§ **Material for this exercise**:
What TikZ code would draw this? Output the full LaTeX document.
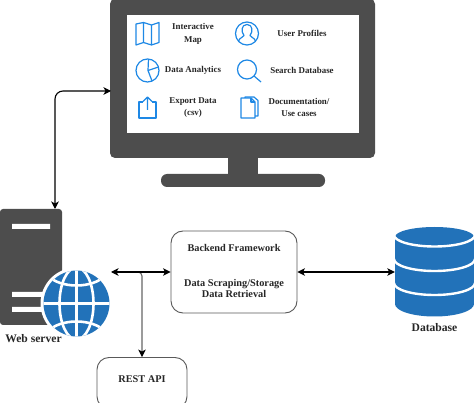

---

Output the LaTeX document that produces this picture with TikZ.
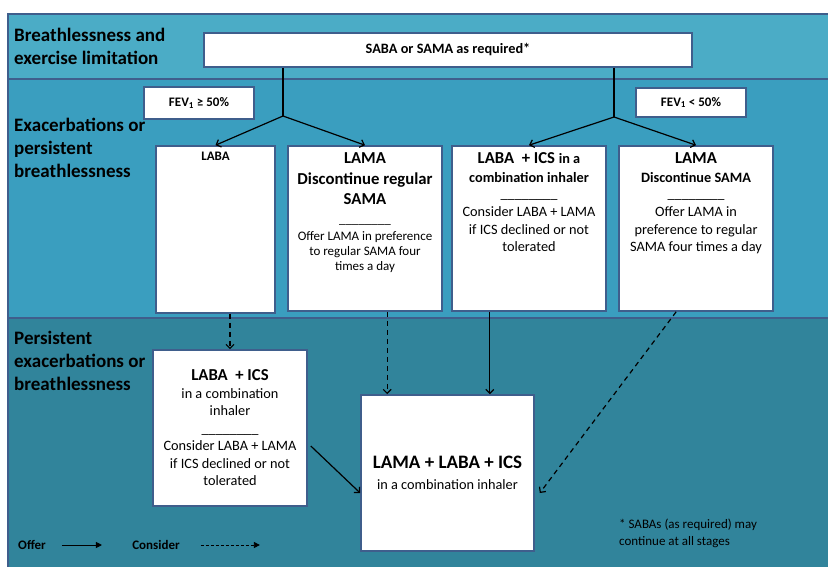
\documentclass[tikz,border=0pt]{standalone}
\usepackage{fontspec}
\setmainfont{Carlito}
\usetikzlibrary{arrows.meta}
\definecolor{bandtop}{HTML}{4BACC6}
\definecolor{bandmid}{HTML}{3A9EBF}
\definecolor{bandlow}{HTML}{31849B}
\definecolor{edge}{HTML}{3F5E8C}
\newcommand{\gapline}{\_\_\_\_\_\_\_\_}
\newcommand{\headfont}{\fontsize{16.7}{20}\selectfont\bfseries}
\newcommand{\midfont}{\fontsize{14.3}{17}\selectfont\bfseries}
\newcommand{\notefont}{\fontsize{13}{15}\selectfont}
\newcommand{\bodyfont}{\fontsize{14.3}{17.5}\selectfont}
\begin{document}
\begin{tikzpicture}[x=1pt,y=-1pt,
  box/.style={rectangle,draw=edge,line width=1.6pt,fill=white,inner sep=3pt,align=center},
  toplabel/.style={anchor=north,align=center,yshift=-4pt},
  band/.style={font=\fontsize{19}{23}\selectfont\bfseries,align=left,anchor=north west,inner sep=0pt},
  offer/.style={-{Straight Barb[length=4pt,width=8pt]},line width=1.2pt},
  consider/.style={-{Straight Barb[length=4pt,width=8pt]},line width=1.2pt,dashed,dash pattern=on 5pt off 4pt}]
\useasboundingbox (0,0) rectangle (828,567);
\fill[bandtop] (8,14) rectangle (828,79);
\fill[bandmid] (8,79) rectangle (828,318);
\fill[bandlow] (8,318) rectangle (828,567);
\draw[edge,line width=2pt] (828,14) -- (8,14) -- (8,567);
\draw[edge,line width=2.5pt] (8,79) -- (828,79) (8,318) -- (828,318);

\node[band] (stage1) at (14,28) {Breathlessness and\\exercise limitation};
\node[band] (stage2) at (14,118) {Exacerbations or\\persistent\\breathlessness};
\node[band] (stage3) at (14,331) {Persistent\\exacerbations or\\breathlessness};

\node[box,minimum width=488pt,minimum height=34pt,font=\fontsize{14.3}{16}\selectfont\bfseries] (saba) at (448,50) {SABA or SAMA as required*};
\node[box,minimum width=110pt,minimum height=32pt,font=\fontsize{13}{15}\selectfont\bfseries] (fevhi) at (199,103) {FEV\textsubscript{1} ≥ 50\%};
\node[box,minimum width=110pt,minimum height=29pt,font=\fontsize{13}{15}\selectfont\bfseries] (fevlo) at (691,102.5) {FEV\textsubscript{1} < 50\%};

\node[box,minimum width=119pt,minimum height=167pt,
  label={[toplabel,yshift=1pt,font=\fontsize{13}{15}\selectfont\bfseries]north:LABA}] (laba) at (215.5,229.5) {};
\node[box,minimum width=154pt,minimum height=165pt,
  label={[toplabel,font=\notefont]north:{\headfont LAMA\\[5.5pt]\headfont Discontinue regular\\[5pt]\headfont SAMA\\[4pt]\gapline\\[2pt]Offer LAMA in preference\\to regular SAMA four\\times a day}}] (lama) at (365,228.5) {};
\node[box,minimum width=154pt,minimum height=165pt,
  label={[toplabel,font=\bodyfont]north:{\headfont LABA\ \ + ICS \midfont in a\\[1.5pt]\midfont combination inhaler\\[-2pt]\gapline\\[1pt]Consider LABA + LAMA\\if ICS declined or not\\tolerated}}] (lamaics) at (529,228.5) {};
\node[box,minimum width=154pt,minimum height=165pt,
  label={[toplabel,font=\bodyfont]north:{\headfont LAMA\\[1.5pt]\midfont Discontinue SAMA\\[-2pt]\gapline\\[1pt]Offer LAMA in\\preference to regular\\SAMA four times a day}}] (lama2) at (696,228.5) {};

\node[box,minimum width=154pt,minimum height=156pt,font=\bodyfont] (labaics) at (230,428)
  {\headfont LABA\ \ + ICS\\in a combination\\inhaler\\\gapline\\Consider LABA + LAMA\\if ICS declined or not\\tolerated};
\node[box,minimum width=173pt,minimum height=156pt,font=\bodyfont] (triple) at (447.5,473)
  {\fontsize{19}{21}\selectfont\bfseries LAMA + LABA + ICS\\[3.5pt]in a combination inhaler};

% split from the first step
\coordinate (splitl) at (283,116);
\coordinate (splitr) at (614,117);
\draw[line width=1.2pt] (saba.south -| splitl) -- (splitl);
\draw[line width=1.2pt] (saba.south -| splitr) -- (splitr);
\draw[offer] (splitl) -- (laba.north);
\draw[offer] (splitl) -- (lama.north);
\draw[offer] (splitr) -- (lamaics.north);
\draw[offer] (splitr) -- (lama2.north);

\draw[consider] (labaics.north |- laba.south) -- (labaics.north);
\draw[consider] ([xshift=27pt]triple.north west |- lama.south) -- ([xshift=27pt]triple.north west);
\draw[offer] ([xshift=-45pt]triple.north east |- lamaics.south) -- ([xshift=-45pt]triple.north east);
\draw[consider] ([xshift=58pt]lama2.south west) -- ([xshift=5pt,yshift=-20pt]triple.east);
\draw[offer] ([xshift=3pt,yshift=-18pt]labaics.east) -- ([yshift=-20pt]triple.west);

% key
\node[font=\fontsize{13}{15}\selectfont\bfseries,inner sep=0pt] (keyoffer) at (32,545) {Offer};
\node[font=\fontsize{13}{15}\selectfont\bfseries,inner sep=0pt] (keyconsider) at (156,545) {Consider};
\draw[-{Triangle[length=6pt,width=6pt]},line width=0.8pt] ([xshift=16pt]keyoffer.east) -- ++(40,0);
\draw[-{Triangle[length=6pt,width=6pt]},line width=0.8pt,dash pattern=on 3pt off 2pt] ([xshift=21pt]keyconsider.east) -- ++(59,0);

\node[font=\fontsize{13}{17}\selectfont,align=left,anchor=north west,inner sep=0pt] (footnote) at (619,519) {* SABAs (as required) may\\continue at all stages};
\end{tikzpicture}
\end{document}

§ **Given exercise**: Which lines above contain the word "Output"? Copy each of them.

§ **Result of the task**:
What TikZ code would draw this? Output the full LaTeX document.
Output the LaTeX document that produces this picture with TikZ.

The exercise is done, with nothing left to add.